Figure scripts:
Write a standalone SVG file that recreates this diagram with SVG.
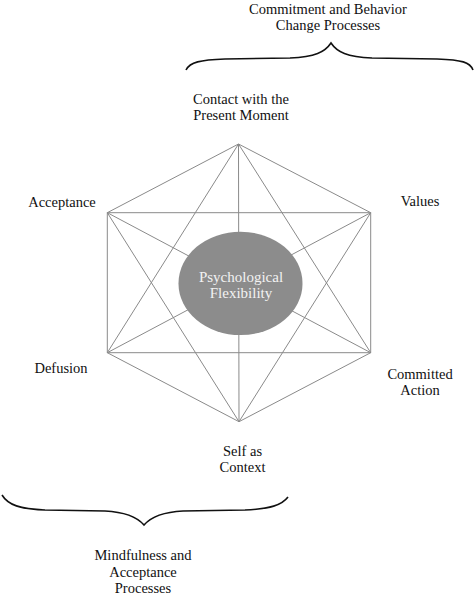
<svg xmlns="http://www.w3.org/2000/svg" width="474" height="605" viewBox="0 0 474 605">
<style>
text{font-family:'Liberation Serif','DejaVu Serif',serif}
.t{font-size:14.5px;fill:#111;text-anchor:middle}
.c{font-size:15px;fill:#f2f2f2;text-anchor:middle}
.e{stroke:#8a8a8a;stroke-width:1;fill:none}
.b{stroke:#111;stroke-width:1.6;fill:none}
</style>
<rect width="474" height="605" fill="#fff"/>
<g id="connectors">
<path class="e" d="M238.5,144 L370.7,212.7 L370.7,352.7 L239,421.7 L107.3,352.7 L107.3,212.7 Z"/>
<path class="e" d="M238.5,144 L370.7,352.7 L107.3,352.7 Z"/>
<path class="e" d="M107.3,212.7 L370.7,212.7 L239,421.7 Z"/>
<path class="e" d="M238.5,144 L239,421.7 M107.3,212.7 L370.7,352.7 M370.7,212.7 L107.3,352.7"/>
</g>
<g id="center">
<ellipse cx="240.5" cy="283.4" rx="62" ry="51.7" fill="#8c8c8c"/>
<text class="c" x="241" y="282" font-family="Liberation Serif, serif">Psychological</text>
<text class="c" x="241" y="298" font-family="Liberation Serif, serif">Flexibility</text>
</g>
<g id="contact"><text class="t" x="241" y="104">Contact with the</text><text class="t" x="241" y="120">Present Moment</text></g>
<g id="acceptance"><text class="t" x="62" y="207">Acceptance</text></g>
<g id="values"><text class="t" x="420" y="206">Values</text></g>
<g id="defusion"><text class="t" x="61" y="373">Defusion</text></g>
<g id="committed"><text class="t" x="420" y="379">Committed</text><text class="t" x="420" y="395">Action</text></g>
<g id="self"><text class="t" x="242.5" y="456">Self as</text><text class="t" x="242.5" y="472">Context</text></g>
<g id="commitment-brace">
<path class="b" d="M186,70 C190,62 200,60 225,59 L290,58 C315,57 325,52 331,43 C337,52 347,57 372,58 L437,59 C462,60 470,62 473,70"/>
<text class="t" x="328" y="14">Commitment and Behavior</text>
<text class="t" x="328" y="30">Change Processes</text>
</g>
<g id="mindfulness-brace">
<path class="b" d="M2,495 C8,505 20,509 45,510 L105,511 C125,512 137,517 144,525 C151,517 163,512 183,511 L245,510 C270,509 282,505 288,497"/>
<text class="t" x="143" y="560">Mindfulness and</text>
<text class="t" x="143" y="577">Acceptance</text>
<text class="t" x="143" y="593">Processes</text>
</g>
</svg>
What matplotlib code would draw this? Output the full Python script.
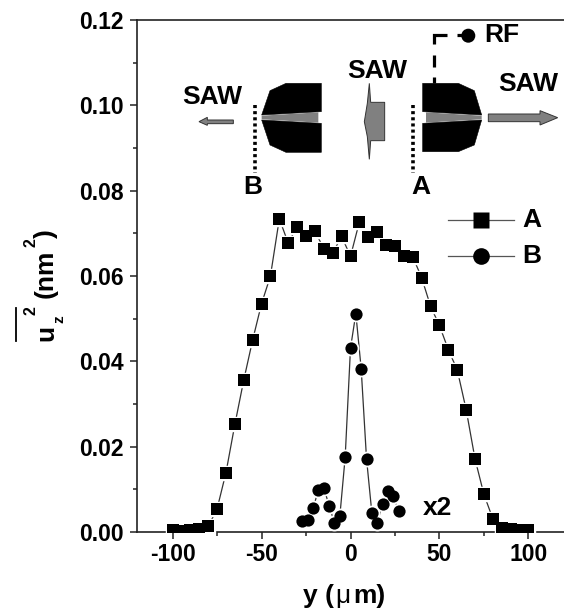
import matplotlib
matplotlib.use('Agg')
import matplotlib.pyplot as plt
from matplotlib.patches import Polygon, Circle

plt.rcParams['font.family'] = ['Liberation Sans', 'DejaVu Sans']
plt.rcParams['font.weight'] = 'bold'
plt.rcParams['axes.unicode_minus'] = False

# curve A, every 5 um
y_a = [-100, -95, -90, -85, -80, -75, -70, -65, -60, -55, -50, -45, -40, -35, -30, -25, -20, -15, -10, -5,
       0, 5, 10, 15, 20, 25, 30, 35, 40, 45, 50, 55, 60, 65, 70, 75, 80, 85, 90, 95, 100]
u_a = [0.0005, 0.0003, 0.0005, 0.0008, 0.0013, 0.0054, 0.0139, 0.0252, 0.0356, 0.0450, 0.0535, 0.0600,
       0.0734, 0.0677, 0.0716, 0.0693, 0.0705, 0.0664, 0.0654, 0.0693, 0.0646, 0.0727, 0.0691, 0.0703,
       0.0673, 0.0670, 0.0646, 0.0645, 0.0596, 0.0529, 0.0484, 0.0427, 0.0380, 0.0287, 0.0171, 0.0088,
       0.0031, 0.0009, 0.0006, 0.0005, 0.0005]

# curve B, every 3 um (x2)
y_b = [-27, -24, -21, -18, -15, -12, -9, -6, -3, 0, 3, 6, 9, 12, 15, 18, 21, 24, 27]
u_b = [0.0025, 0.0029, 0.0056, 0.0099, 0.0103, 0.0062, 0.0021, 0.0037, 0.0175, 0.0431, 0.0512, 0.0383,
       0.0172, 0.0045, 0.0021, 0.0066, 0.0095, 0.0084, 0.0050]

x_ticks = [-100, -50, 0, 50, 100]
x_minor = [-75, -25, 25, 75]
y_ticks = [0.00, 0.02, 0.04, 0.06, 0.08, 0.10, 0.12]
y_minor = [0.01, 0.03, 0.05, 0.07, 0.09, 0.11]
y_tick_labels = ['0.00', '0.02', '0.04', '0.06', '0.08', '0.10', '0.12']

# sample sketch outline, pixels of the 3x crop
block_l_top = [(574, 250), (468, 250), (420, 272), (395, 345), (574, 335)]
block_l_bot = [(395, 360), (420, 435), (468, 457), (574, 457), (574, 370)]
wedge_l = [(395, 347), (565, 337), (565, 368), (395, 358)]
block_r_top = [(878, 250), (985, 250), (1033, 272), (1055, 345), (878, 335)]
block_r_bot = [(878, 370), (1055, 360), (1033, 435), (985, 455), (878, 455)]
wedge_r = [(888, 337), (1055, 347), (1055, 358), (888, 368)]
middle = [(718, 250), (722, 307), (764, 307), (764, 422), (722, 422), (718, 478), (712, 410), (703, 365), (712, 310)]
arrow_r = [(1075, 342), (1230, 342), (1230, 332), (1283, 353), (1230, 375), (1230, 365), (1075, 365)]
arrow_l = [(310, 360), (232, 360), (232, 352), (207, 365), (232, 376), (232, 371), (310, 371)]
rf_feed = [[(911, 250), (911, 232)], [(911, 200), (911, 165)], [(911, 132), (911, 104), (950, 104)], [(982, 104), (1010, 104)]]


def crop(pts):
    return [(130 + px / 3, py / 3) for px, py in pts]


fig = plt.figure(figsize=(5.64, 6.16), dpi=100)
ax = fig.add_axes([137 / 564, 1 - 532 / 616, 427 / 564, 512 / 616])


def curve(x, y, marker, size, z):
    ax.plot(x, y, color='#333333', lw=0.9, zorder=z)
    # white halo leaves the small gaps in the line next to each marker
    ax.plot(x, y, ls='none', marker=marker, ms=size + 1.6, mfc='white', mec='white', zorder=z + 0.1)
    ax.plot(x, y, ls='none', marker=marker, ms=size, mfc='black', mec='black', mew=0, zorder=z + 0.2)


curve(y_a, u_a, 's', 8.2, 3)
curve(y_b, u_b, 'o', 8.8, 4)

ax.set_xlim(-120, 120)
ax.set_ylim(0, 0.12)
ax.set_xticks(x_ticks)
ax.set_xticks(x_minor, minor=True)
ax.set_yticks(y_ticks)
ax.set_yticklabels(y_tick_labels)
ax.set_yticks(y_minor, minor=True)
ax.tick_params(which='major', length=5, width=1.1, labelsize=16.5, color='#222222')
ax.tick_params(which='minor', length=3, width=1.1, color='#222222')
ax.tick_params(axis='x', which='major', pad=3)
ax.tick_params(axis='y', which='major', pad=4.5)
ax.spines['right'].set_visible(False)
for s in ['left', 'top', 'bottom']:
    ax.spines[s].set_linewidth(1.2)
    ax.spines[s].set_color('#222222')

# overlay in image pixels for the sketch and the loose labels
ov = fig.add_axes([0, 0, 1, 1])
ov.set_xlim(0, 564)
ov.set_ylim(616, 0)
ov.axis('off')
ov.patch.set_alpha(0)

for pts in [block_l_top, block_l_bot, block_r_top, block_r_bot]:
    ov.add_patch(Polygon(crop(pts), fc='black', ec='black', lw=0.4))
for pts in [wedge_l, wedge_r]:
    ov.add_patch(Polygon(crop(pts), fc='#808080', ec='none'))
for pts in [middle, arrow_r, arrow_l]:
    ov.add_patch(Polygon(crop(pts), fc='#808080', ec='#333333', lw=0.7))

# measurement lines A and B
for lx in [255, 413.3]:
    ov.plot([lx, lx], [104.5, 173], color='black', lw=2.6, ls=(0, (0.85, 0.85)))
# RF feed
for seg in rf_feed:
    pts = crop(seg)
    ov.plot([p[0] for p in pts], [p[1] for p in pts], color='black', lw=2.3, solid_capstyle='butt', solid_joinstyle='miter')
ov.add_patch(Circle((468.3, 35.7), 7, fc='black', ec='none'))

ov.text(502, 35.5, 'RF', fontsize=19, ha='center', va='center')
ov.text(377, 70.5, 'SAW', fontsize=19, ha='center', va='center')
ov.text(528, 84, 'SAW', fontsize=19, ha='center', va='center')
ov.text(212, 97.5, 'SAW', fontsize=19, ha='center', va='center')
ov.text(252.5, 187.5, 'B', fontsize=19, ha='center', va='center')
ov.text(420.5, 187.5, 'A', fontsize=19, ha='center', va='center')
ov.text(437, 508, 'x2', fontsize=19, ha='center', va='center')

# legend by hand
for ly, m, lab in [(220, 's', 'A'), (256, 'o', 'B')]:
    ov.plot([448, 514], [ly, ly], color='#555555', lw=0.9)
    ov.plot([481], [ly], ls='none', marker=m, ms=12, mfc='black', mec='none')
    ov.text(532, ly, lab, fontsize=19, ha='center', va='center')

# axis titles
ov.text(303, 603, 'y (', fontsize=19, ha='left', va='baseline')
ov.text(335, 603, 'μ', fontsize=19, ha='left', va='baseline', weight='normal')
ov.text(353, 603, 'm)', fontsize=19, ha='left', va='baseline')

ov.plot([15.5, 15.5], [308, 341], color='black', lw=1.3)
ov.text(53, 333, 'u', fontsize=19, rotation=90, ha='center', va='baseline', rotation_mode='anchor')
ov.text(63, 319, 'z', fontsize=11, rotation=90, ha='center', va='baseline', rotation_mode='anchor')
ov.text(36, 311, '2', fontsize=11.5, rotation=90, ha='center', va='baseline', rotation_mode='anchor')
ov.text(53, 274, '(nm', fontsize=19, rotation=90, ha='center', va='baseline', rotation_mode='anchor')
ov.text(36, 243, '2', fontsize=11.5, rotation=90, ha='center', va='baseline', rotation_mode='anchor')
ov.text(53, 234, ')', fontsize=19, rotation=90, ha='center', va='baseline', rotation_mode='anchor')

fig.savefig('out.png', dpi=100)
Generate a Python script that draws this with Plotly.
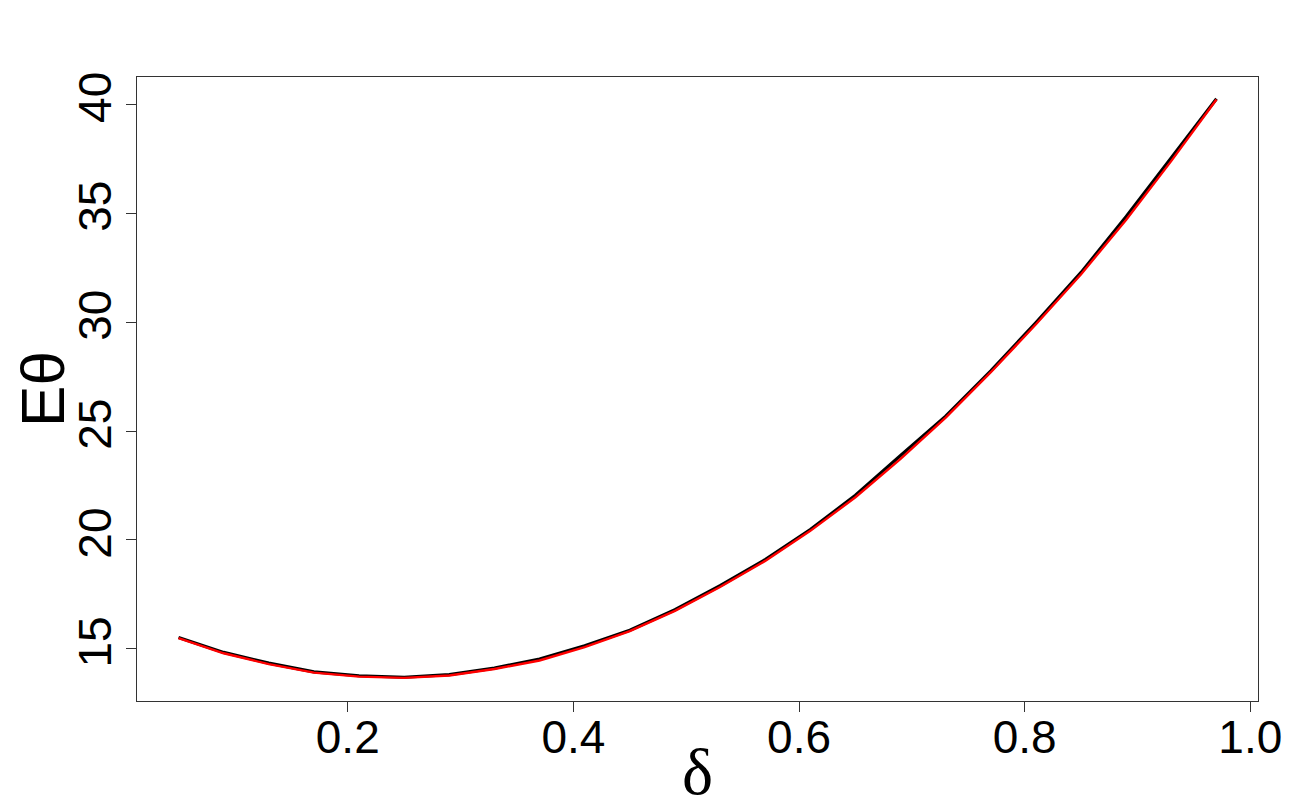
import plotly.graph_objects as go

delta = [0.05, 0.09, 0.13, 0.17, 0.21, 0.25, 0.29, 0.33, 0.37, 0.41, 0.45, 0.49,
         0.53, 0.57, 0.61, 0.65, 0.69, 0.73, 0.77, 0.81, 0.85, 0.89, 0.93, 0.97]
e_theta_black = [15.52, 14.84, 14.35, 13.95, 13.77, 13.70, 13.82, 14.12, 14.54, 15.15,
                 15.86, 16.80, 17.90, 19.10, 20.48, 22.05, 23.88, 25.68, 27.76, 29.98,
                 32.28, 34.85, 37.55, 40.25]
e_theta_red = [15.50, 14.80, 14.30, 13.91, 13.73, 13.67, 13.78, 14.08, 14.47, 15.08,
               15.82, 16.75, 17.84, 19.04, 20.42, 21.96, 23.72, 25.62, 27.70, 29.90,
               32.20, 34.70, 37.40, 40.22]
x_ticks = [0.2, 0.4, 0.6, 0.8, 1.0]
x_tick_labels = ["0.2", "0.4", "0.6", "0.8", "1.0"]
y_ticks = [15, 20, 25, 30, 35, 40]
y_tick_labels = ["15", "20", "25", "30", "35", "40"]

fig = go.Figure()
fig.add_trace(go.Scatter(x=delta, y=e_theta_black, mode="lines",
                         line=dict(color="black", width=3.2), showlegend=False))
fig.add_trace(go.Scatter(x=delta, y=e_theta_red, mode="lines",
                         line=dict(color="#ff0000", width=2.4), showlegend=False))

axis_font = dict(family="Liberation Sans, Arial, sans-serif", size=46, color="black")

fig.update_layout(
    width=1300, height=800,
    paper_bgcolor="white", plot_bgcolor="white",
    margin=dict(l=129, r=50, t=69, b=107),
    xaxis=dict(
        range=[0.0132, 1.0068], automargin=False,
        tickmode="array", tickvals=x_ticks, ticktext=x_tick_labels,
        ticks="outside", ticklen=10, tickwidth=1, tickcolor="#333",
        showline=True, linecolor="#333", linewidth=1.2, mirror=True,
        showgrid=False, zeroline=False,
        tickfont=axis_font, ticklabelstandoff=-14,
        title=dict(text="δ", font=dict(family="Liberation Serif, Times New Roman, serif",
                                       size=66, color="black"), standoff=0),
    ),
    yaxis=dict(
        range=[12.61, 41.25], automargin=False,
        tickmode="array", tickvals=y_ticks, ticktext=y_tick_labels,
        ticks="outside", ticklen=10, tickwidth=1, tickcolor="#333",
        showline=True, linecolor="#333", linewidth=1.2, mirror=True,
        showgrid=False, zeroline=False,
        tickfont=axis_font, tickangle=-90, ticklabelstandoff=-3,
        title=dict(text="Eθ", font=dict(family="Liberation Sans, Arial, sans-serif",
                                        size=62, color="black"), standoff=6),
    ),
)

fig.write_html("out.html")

Problem: The lines to reproduce run from the one above containing "What matplotlib code" through the one containing "['0.00', '0.02', '0.04', '0.06', '0.08', '0.10', '0.12']". Copy them exactly and leave out all pictures.

Written answer:
What matplotlib code would draw this? Output the full Python script.
import matplotlib
matplotlib.use('Agg')
import matplotlib.pyplot as plt
from matplotlib.patches import Polygon, Circle

plt.rcParams['font.family'] = ['Liberation Sans', 'DejaVu Sans']
plt.rcParams['font.weight'] = 'bold'
plt.rcParams['axes.unicode_minus'] = False

# curve A, every 5 um
y_a = [-100, -95, -90, -85, -80, -75, -70, -65, -60, -55, -50, -45, -40, -35, -30, -25, -20, -15, -10, -5,
       0, 5, 10, 15, 20, 25, 30, 35, 40, 45, 50, 55, 60, 65, 70, 75, 80, 85, 90, 95, 100]
u_a = [0.0005, 0.0003, 0.0005, 0.0008, 0.0013, 0.0054, 0.0139, 0.0252, 0.0356, 0.0450, 0.0535, 0.0600,
       0.0734, 0.0677, 0.0716, 0.0693, 0.0705, 0.0664, 0.0654, 0.0693, 0.0646, 0.0727, 0.0691, 0.0703,
       0.0673, 0.0670, 0.0646, 0.0645, 0.0596, 0.0529, 0.0484, 0.0427, 0.0380, 0.0287, 0.0171, 0.0088,
       0.0031, 0.0009, 0.0006, 0.0005, 0.0005]

# curve B, every 3 um (x2)
y_b = [-27, -24, -21, -18, -15, -12, -9, -6, -3, 0, 3, 6, 9, 12, 15, 18, 21, 24, 27]
u_b = [0.0025, 0.0029, 0.0056, 0.0099, 0.0103, 0.0062, 0.0021, 0.0037, 0.0175, 0.0431, 0.0512, 0.0383,
       0.0172, 0.0045, 0.0021, 0.0066, 0.0095, 0.0084, 0.0050]

x_ticks = [-100, -50, 0, 50, 100]
x_minor = [-75, -25, 25, 75]
y_ticks = [0.00, 0.02, 0.04, 0.06, 0.08, 0.10, 0.12]
y_minor = [0.01, 0.03, 0.05, 0.07, 0.09, 0.11]
y_tick_labels = ['0.00', '0.02', '0.04', '0.06', '0.08', '0.10', '0.12']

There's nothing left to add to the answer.